Mehmet Tanju akad:DÜNYA BU NÜFUSU KALDIRAMAZ

Eğri oturalım, doğru konuşalım

DÜNYA BU NÜFUSU KALDIRAMAZ

Tesadüf bu ya, önceki yazımızdan bir gün sonra TV’de “Teke Tek Bilim” programı "Türlerin 6. Büyük Yıkımı" üzerindeydi. Herkesin izlemesinde yarar var, sanırım videosu sürekli bulunabiliyor. 10 milyar civarında istikrara kavuşması beklenen dünya nüfusu muazzam bir yıkım yaratıyor. Bu sürdürülemez. Dünya tarihindeki 6. büyük yıkım çoktan başladı. Bunu engellemek değilse de bir noktada frene basmak mümkün ama insanlığın (bütünü itibariyle) o olgunluk seviyesine ulaşması mümkün değil. Bunun için öncelikle dünya hidrokarbon salınımının günümüz seviyesinin onda birine indirilmesi, havadaki gazları çekecek bitki örtüsünün yetiştirilmesi, yenilenebilir teknolojilerin büyük bir hızla devreye sokulması, yeni bir yaşam ve kentleşme modeline geçilmesi, büyük kentlerin dağıtılması, üretim metotlarının ve tüketim kalıplarının değiştirilmesi gerekir ki, insanlık bu olgunluk seviyesine ulaşamadan felaket kapımızı çalıyor. Aşırı ısınma devam ediyor. Bunun sonucunda insanlık az işbirliği ve çok savaş yapacaktır. Geri dönüş noktasını çoktan geçtik. Küçülen gen havuzunda hangi canlıların hayatta kalacağını hesaplıyorlar. Tabii, hangi koşullarda diye eklemek gerekir.

.....

Mevcut koşullar altında gelecek için çok farklı senaryolar üretmek mümkün. Büyük alim Asimov insanların yeraltı kentlerinde maya üreterek hayatta kalabileceğini öngörmüştü. Ne hayat ama. Çocukken yediğimiz birçok balık, kuş ve canlı çoktan tükendi, bazılarını 20-25 yıl var ki görmedim.

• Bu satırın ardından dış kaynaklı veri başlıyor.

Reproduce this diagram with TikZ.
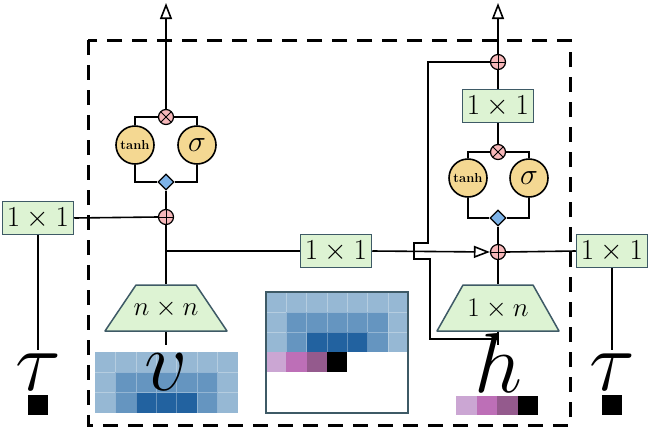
\RequirePackage{fix-cm}
\documentclass[tikz,border=0pt]{standalone}
\usetikzlibrary{arrows.meta,shapes.geometric}
\definecolor{gfill}{HTML}{DDF3D3}
\definecolor{gdraw}{HTML}{3E5A66}
\definecolor{yfill}{HTML}{F4D892}
\definecolor{pfill}{HTML}{F6B7B9}
\definecolor{bfill}{HTML}{7DB3E8}
\definecolor{bL}{HTML}{96B8D4}
\definecolor{bM}{HTML}{6595C0}
\definecolor{bD}{HTML}{2262A0}
\definecolor{pL}{HTML}{CBA6D3}
\definecolor{pM}{HTML}{BD6FB7}
\definecolor{pD}{HTML}{945A8D}
\begin{document}
\begin{tikzpicture}[x=1pt,y=-1pt,line width=1.6pt,
  box/.style={draw=gdraw,fill=gfill,line width=1.5pt,minimum width=71pt,minimum height=33pt,inner sep=0pt,font=\fontsize{29}{30}\selectfont},
  act/.style={circle,draw,fill=yfill,minimum size=38pt,inner sep=0pt},
  opc/.style={circle,draw,fill=pfill,minimum size=15pt,inner sep=0pt,line width=1.2pt},
  plus/.style={opc,path picture={\draw[line width=1pt] (path picture bounding box.north)--(path picture bounding box.south) (path picture bounding box.west)--(path picture bounding box.east);}},
  times/.style={opc,path picture={\draw[line width=1pt] (path picture bounding box.north west)--(path picture bounding box.south east) (path picture bounding box.south west)--(path picture bounding box.north east);}},
  dia/.style={diamond,draw,fill=bfill,minimum size=16pt,inner sep=0pt,line width=1.2pt},
  big/.style={inner sep=0pt,font=\fontsize{85}{85}\selectfont},
  otip/.style={-{Triangle[open,length=16pt,width=12pt]}},
  trap/.style={draw=gdraw,fill=gfill,line width=1.5pt,line join=round}]
\useasboundingbox (0,0) rectangle (651,432);
% dashed border
\draw[line width=3pt,dash pattern=on 15pt off 10pt] (88,40) rectangle (570,425);
% v grid
\foreach \c [count=\i from 0] in {bL,bL,bL,bL,bL,bL,bL} \fill[\c] (95+20.43*\i,352) rectangle ++(20.43,20.3);
\foreach \c [count=\i from 0] in {bL,bM,bM,bM,bM,bM,bL} \fill[\c] (95+20.43*\i,372.3) rectangle ++(20.43,20.3);
\foreach \c [count=\i from 0] in {bL,bM,bD,bD,bD,bM,bL} \fill[\c] (95+20.43*\i,392.6) rectangle ++(20.43,20.4);
\draw[white,opacity=0.3,line width=0.6pt] \foreach \i in {1,...,6} {(95+20.43*\i,352)--(95+20.43*\i,413)} (95,372.3)--(238,372.3) (95,392.6)--(238,392.6);
% middle grid
\foreach \c [count=\i from 0] in {bL,bL,bL,bL,bL,bL,bL} \fill[\c] (266+20.3*\i,292) rectangle ++(20.3,20);
\foreach \c [count=\i from 0] in {bL,bM,bM,bM,bM,bM,bL} \fill[\c] (266+20.3*\i,312) rectangle ++(20.3,20);
\foreach \c [count=\i from 0] in {bL,bM,bD,bD,bD,bM,bL} \fill[\c] (266+20.3*\i,332) rectangle ++(20.3,20);
\foreach \c [count=\i from 0] in {pL,pM,pD,black} \fill[\c] (266+20.3*\i,352) rectangle ++(20.3,20);
\draw[white,opacity=0.3,line width=0.6pt] \foreach \i in {1,...,6} {(266+20.3*\i,292)--(266+20.3*\i,352)} (266,312)--(408,312) (266,332)--(408,332);
\draw[gdraw,line width=1.5pt] (266,292) rectangle (408,413);
% h bar
\foreach \c [count=\i from 0] in {pL,pM,pD,black} \fill[\c] (456+20.5*\i,396) rectangle ++(20.5,19);
% squares for tau
\fill (28,395) rectangle (48,415);
\fill (602,395) rectangle (622,415);

% left column
\node[times] (lm) at (166,117) {};
\node[act] (lt) at (135,145) {\fontsize{13}{13}\selectfont\bfseries tanh};
\node[act] (ls) at (197,145) {\fontsize{30}{30}\selectfont$\sigma$};
\node[dia] (ld) at (166,182) {};
\node[plus] (lp) at (166,217) {};
\coordinate (lj) at (166,251);
\node[minimum height=46pt,minimum width=60pt,inner sep=0pt] (tv) at (166,308) {};
\draw[trap] (136,285)--(196,285)--(227,331)--(105,331)--cycle;
\node[font=\fontsize{27}{28}\selectfont] at (166,309) {$n\times n$};
\node[big] (v) at (166,372) {$v$};
\coordinate (lout) at (166,3);
\node[box] (l11) at (38,218) {$1\times1$};
\node[big] (lt1) at (38,372) {$\tau$};
\coordinate (lte) at (38,350);
\node[box] (m11) at (336,251) {$1\times1$};

\draw[otip] (lm.north) -- (lout);
\draw (lm.west) -| (lt.north);
\draw (lm.east) -| (ls.north);
\draw (ld.west) -| (lt.south);
\draw (ld.east) -| (ls.south);
\draw (ld.south) -- (lp.north);
\draw (lp.south) -- (tv.north);
\draw (tv.south) -- (166,345);
\draw (l11.east) -- (lp.west);
\draw (l11.south) -- (lte);
\draw (lj) -- (m11.west);

% right column
\node[plus] (rp2) at (498,62) {};
\node[box] (r11) at (498,106) {$1\times1$};
\node[times] (rm) at (498,152) {};
\node[act] (rt) at (468,178) {\fontsize{13}{13}\selectfont\bfseries tanh};
\node[act] (rs) at (529,178) {\fontsize{30}{30}\selectfont$\sigma$};
\node[dia] (rd) at (498,218) {};
\node[plus] (rp) at (498,252) {};
\node[minimum height=46pt,minimum width=70pt,inner sep=0pt] (tn) at (498,308) {};
\draw[trap] (463,285)--(533,285)--(559,331)--(437,331)--cycle;
\node[font=\fontsize{27}{28}\selectfont] at (498,309) {$1\times n$};
\node[big] (h) at (498,363) {$h$};
\coordinate (rout) at (498,3);
\node[box] (rr11) at (612,251) {$1\times1$};
\node[big] (rt1) at (612,372) {$\tau$};
\coordinate (rte) at (612,350);

\draw[otip] (rp2.north) -- (rout);
\draw (rp2.south) -- (r11.north);
\draw (r11.south) -- (rm.north);
\draw (rm.west) -| (rt.north);
\draw (rm.east) -| (rs.north);
\draw (rd.west) -| (rt.south);
\draw (rd.east) -| (rs.south);
\draw (rd.south) -- (rp.north);
\draw (rp.south) -- (tn.north);
\draw (tn.south) -- (498,345);
\draw (rp.east) -- (rr11.west);
\draw (rr11.south) -- (rte);
\draw[-{Triangle[open,length=16pt,width=12pt]}] (m11.east) -- (rp.west);
\draw[line join=miter] (rp2.west) -| (428,243) -- (414,243) -- (414,259) -- (430,259) |- (498,339);
\end{tikzpicture}
\end{document}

Bulunabilen yiyeceklerin büyük kısmı da belli oranda zehir içeriyor. 100 yıl önce ortalama 55 yıl yaşayan ve az tüketen 2 milyar insan varken, şimdi 75 yıl yaşayan 8 milyar insan var. Buna tüketim artışını da eklerseniz sadece benim ömür süremden biraz uzun bir sürede dünya üzerindeki kaynak baskısının en az 15-20 kat arttığı görülür. Biz Türklerin de karbon izimizin epey yüksek olduğu hesaplanmış. Çok tüketiyoruz, gereksiz tüketiyoruz, yanlış tüketiyoruz. Biraz akıllı ve itidalli olarak, daha az tüketimle daha kaliteli bir hayat yaşayabiliriz ama bunu anlama kapasitesine sahip olmayan on milyonlarca insan var. Hayatlarını saçma tüketimle anlamlandırıyorlar.

.....

Bu koşullar altında yapılabilecek olanların hayata geçirilmesi için iklimden doğan sıkıntıların iyice rahatsız edici hale gelmesi lazım. Aksi halde insanlar tedbir için fazla kaynak ayırmayı, tüketimden fedakarlık yapmayı kabul etmiyor. İstisnalar için çene yormaya gerek yok, onlar azınlıkta.

.....

Tüm bu nedenlerle eski kavramlarımız, siyaset teorilerimiz, toplum modellerimiz işe yaramayacak. Bütün “izm”ler çöp oldu. Doğa bu kadar vurdumduymazlığı affetmez. İnsanlığın bu badireyi atlatıp atlatamayacağını, ya da ne kadarının atlatacağını merak ediyorum. Bir de cennet dünyayı mahvederken, insanlığın geleceği cehennemde kurulacak uzay kolonilerinde diyenler yok mu, bu büyük bir alçaklıktır. Nasılsa mahvedeceğiz. Kaçabilen bizdendir diyorlar.